[Source code of charts]
************

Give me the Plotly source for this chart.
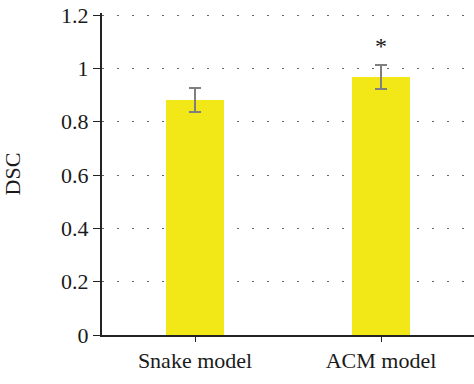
import plotly.graph_objects as go

categories = ["Snake model", "ACM model"]
dsc_mean = [0.881, 0.969]
dsc_err = [0.045, 0.045]
significance = ["", "*"]
y_ticks = [0, 0.2, 0.4, 0.6, 0.8, 1.0, 1.2]
y_tick_labels = ["0", "0.2", "0.4", "0.6", "0.8", "1", "1.2"]

font_family = "Liberation Serif, DejaVu Serif, serif"
text_color = "#1a1a1a"

fig = go.Figure()
fig.add_trace(go.Bar(
    x=categories,
    y=dsc_mean,
    width=0.315,
    marker=dict(color="#F2E817", line=dict(width=0)),
    error_y=dict(type="data", array=dsc_err, visible=True,
                 color="#7f7f7f", thickness=2, width=6),
))

for cat, m, e, s in zip(categories, dsc_mean, dsc_err, significance):
    if s:
        fig.add_annotation(x=cat, y=m + e, text=s, showarrow=False,
                           yanchor="bottom", yshift=4,
                           font=dict(family=font_family, size=24, color=text_color))

fig.update_layout(
    width=474, height=384,
    margin=dict(l=102, r=0, t=13, b=49),
    paper_bgcolor="white", plot_bgcolor="white",
    showlegend=False,
    font=dict(family=font_family, size=22, color=text_color),
    bargap=0,
)
fig.update_xaxes(
    range=[-0.5, 1.5],
    showline=True, linecolor="#222", linewidth=2,
    ticks="outside", ticklen=5, tickwidth=1, tickcolor="#222",
    showgrid=False,
    tickfont=dict(family=font_family, size=22, color=text_color),
)
fig.update_yaxes(
    range=[0, 1.208],
    tickvals=y_ticks, ticktext=y_tick_labels,
    showline=True, linecolor="#222", linewidth=2,
    ticks="outside", ticklen=7, tickwidth=1, tickcolor="#222",
    showgrid=True, gridcolor="#666", gridwidth=1, griddash="2px,13px",
    zeroline=False,
    title=dict(text="DSC", font=dict(family=font_family, size=22, color=text_color), standoff=34),
    tickfont=dict(family=font_family, size=22, color=text_color),
)

fig.write_html("out.html", config={"displayModeBar": False},
               post_script="document.body.style.margin='0px';document.body.style.padding='0px';")
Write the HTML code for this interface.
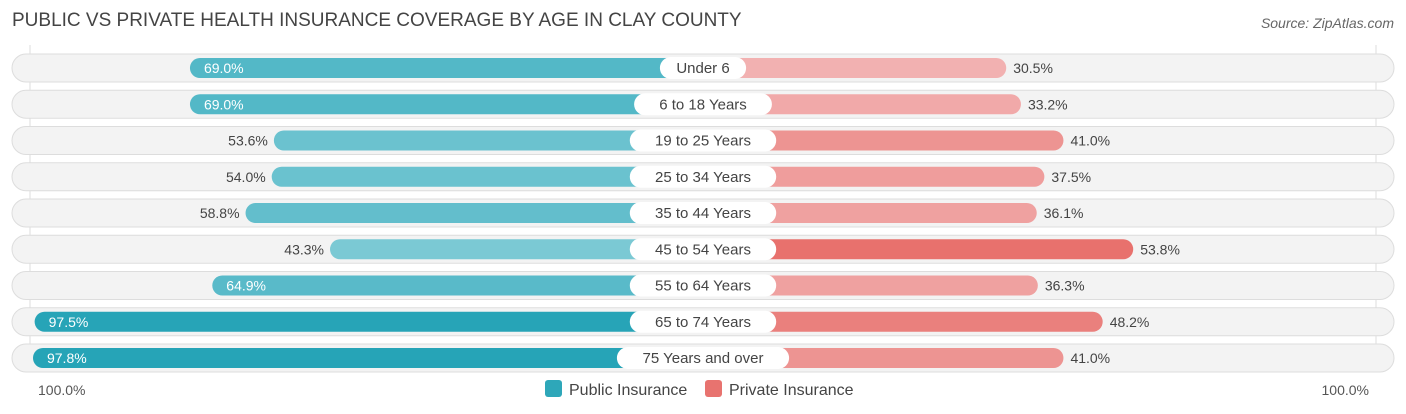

************

_What to work on_.
Report how many lines in the records hold the word "this", giving the number and nothing else.

_Exercise result_.
2